Alıntıdan Doğan Fakir Edebiyatı

Son yaşadıklarımdan elimde kalandı bunlar.. Ne kadar güzelde kaçıyordum, tam defansın arkasına sarkıyordum ki yıllar evvelinden içimde kalan kör hevesin esiri oldum.
(şair aslında dinlediği bir şarkıdan etkilenmiş farkında değil!)

Aslında günlerim artık bana saplanmış, şahsıma ait yakıştırmalarda kullandığım kör, karanlık kuyuda geçiyordu. Kalbim -varsa eğer- o kuyunun dibindeki suyun suyun içinde nefes almaya çalışan bir gariban. Yukarı tırmanmaya çalışıyor ama n'apsın; kuyunun duvarlar düz, kuyunun duvarları ıslak..
(şair her yazısında olduğu gibi Yılmaz Erdoğan'a selam gönderiyor.)

Artık bulamıyorum aklımın bir köşesinde sıkışmış olan eski mutlulukları, eski heyecanları ve eski güzel anıları.. Günlerim hep tek düze ve sıradan. Nicedir ondan ki cümlelerim bile kendini tekrar etmekte. Özlemlerim oluyor karşı koyamadığım ve bu özlemi ıslak çim kokularında gideriyorum. Ciğerlerime çektikçe kokuyu Sami Yen'i görüyorum, Mecidiyeköy'de yaşadığımız onca anı ve hikaye bir anda peydah oluyor, anneannemi görüyorum ve yüzümde istem dışı bir gülümseme meydana geliyor. Şimdi ise TT Arena'da ki ruhsuz insanlar, müşteriler. İnsanlar riyakar ve güvensiz. Sevemiyorum kimseyi, içimde hep sırtımdan bıçaklanma korkusu..
(şair.. ah şair! işin gücün fakir edebiyatı yapmak..)

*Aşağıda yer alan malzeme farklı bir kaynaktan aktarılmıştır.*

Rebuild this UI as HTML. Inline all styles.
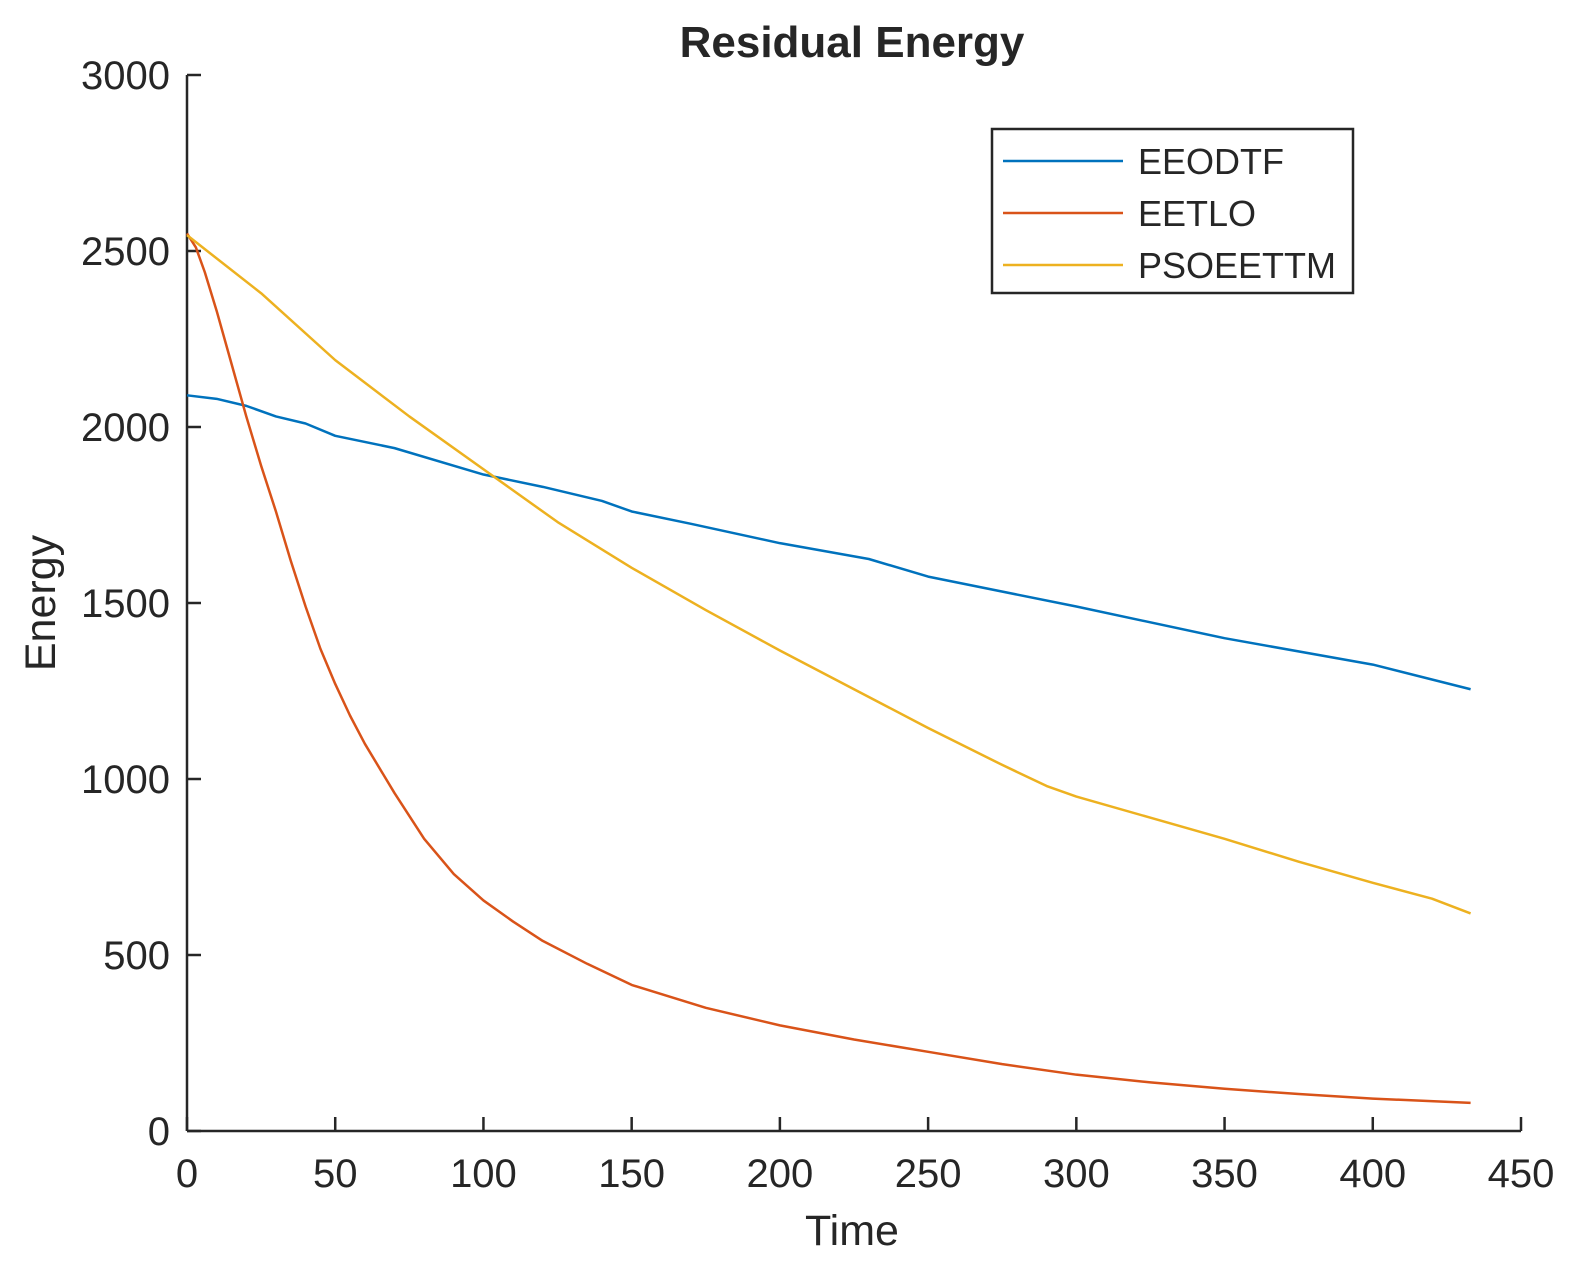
<!DOCTYPE html>
<html><head><meta charset="utf-8"><style>
body{margin:0;background:#fff}
svg text{font-family:"Liberation Sans",Arial,sans-serif;fill:#262626}
</style></head><body>
<svg id="chart" width="1577" height="1274" xmlns="http://www.w3.org/2000/svg">
<rect width="1577" height="1274" fill="#fff"/>
<text x="852" y="57" font-size="44" font-weight="bold" text-anchor="middle" fill="#000">Residual Energy</text>
<g id="axes"></g>
<g id="series"></g>
<text x="852" y="1245" font-size="43" text-anchor="middle">Time</text>
<text transform="translate(55,603) rotate(-90)" font-size="43" text-anchor="middle">Energy</text>
<g>
<rect x="992" y="129" width="361" height="164" fill="#fff" stroke="#262626" stroke-width="2.5"/>
<line x1="1003" y1="161" x2="1123" y2="161" stroke="#0072BD" stroke-width="2.5"/>
<text x="1138" y="174" font-size="36">EEODTF</text>
<line x1="1003" y1="213" x2="1123" y2="213" stroke="#D95319" stroke-width="2.5"/>
<text x="1138" y="226" font-size="36">EETLO</text>
<line x1="1003" y1="265" x2="1123" y2="265" stroke="#EDB120" stroke-width="2.5"/>
<text x="1138" y="278" font-size="36">PSOEETTM</text>
</g>
</svg>
<script>
const xTicks=[0,50,100,150,200,250,300,350,400,450];
const yTicks=[0,500,1000,1500,2000,2500,3000];
const eeodtfX=[0,10,20,30,40,50,70,100,120,140,150,170,200,230,250,300,350,400,433];
const eeodtfY=[2090,2080,2060,2030,2010,1975,1940,1865,1830,1790,1760,1725,1670,1625,1575,1490,1400,1325,1255];
const eetloX=[0,3,6,10,15,20,25,30,35,40,45,50,55,60,70,80,90,100,110,120,135,150,175,200,225,250,275,300,325,350,375,400,433];
const eetloY=[2550,2510,2440,2330,2180,2030,1890,1760,1620,1490,1370,1270,1180,1100,960,830,730,655,595,540,475,415,350,300,260,225,190,160,138,120,105,92,80];
const psoX=[0,25,50,75,100,110,125,150,175,200,225,250,275,290,300,325,350,375,400,420,433];
const psoY=[2545,2380,2190,2030,1880,1820,1730,1600,1480,1365,1255,1145,1040,980,950,890,830,765,705,660,618];
const NS='http://www.w3.org/2000/svg';
const X0=187,X1=1521,Y0=1131,Y1=75;
const sx=v=>X0+(v/450)*(X1-X0);
const sy=v=>Y0-(v/3000)*(Y0-Y1);
const axes=document.getElementById('axes');
function mk(tag,attrs,parent){const e=document.createElementNS(NS,tag);for(const k in attrs)e.setAttribute(k,attrs[k]);parent.appendChild(e);return e;}
const xa=mk('line',{x1:X0,y1:Y0,x2:X1,y2:Y0,stroke:'#262626','stroke-width':2.5},axes);


const ya=mk('line',{x1:X0,y1:Y0,x2:X0,y2:Y1,stroke:'#262626','stroke-width':2.5},axes);


xTicks.forEach(t=>{
  mk('line',{x1:sx(t),y1:Y0,x2:sx(t),y2:Y0-14,stroke:'#262626','stroke-width':2.5},axes);
  const tx=mk('text',{x:sx(t),y:Y0+56,'font-size':40,'text-anchor':'middle'},axes);
  tx.textContent=t;
  
  
});
yTicks.forEach(t=>{
  mk('line',{x1:X0,y1:sy(t),x2:X0+14,y2:sy(t),stroke:'#262626','stroke-width':2.5},axes);
  const tx=mk('text',{x:X0-17,y:sy(t)+14,'font-size':40,'text-anchor':'end'},axes);
  tx.textContent=t;
  
  
});
const sg=document.getElementById('series');
function line(xs,ys,color,name){
  const p=mk('polyline',{points:xs.map((x,i)=>sx(x)+','+sy(ys[i])).join(' '),fill:'none',stroke:color,'stroke-width':2.5,'stroke-linejoin':'round'},sg);
  
  
}
line(eeodtfX,eeodtfY,'#0072BD','series-eeodtf');
line(eetloX,eetloY,'#D95319','series-eetlo');
line(psoX,psoY,'#EDB120','series-psoeettm');
</script>
</body></html>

Kaybedenler Kulübü'nde geceyi beyazına hayran kaldığımız rakıya, mütemadiyen ciğerimizi dağlayan Galatasaray'a, sazına kurban olduğumuz Neşet Ertaş'a, girdiği kötü karakter rollerinde bile kendini sevdiren Nejat İşler'e ve kadınları bir türlü öğrenemediğimiz, bir şekilde hala öğrenmekte olduğumuz Kadıköy sokaklarına adadık. Hem de hiç tereddüt etmeden.